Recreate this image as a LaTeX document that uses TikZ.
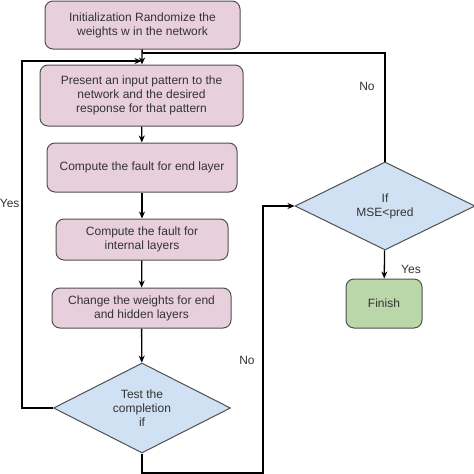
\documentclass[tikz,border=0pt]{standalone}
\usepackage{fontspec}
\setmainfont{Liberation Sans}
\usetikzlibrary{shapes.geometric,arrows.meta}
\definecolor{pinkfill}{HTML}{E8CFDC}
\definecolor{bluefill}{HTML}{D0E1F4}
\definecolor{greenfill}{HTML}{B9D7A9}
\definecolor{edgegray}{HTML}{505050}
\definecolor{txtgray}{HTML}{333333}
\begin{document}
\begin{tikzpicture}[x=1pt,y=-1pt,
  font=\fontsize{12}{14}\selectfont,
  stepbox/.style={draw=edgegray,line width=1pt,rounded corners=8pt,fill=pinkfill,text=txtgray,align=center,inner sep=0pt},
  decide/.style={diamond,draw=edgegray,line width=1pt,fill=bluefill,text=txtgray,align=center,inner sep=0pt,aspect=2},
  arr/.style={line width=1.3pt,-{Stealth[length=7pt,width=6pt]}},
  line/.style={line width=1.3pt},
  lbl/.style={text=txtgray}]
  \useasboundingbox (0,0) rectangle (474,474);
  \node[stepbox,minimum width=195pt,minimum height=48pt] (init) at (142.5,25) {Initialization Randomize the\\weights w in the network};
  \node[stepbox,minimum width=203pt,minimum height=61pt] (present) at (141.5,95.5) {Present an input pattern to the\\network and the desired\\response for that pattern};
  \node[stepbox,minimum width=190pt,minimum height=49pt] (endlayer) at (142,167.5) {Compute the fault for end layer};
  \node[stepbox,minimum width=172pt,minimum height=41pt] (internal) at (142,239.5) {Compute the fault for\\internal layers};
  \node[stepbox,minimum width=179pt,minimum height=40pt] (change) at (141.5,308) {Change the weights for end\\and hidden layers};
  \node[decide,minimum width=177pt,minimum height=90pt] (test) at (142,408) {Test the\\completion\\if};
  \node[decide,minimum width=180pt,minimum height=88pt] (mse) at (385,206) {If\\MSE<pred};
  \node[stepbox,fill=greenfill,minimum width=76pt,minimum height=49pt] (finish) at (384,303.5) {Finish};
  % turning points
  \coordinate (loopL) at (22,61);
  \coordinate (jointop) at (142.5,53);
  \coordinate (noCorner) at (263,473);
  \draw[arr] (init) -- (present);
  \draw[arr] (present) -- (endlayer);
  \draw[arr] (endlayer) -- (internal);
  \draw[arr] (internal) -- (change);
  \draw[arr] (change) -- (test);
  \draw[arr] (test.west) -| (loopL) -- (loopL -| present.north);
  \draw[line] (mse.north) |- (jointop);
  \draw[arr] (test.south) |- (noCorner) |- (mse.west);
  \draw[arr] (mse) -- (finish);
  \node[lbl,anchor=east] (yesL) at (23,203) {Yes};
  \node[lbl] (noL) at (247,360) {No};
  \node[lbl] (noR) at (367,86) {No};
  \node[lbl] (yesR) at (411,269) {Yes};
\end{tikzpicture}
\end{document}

**INSTRUCTIONS TO FOLLOW**
Repeat the data in full and exactly. Omit pictures.

**SOLUTION**
Recreate this image as a LaTeX document that uses TikZ.
\documentclass[tikz,border=0pt]{standalone}
\usepackage{fontspec}
\setmainfont{Liberation Sans}
\usetikzlibrary{shapes.geometric,arrows.meta}
\definecolor{pinkfill}{HTML}{E8CFDC}
\definecolor{bluefill}{HTML}{D0E1F4}
\definecolor{greenfill}{HTML}{B9D7A9}
\definecolor{edgegray}{HTML}{505050}
\definecolor{txtgray}{HTML}{333333}
\begin{document}
\begin{tikzpicture}[x=1pt,y=-1pt,
  font=\fontsize{12}{14}\selectfont,
  stepbox/.style={draw=edgegray,line width=1pt,rounded corners=8pt,fill=pinkfill,text=txtgray,align=center,inner sep=0pt},
  decide/.style={diamond,draw=edgegray,line width=1pt,fill=bluefill,text=txtgray,align=center,inner sep=0pt,aspect=2},
  arr/.style={line width=1.3pt,-{Stealth[length=7pt,width=6pt]}},
  line/.style={line width=1.3pt},
  lbl/.style={text=txtgray}]
  \useasboundingbox (0,0) rectangle (474,474);
  \node[stepbox,minimum width=195pt,minimum height=48pt] (init) at (142.5,25) {Initialization Randomize the\\weights w in the network};
  \node[stepbox,minimum width=203pt,minimum height=61pt] (present) at (141.5,95.5) {Present an input pattern to the\\network and the desired\\response for that pattern};
  \node[stepbox,minimum width=190pt,minimum height=49pt] (endlayer) at (142,167.5) {Compute the fault for end layer};
  \node[stepbox,minimum width=172pt,minimum height=41pt] (internal) at (142,239.5) {Compute the fault for\\internal layers};
  \node[stepbox,minimum width=179pt,minimum height=40pt] (change) at (141.5,308) {Change the weights for end\\and hidden layers};
  \node[decide,minimum width=177pt,minimum height=90pt] (test) at (142,408) {Test the\\completion\\if};
  \node[decide,minimum width=180pt,minimum height=88pt] (mse) at (385,206) {If\\MSE<pred};
  \node[stepbox,fill=greenfill,minimum width=76pt,minimum height=49pt] (finish) at (384,303.5) {Finish};
  % turning points
  \coordinate (loopL) at (22,61);
  \coordinate (jointop) at (142.5,53);
  \coordinate (noCorner) at (263,473);
  \draw[arr] (init) -- (present);
  \draw[arr] (present) -- (endlayer);
  \draw[arr] (endlayer) -- (internal);
  \draw[arr] (internal) -- (change);
  \draw[arr] (change) -- (test);
  \draw[arr] (test.west) -| (loopL) -- (loopL -| present.north);
  \draw[line] (mse.north) |- (jointop);
  \draw[arr] (test.south) |- (noCorner) |- (mse.west);
  \draw[arr] (mse) -- (finish);
  \node[lbl,anchor=east] (yesL) at (23,203) {Yes};
  \node[lbl] (noL) at (247,360) {No};
  \node[lbl] (noR) at (367,86) {No};
  \node[lbl] (yesR) at (411,269) {Yes};
\end{tikzpicture}
\end{document}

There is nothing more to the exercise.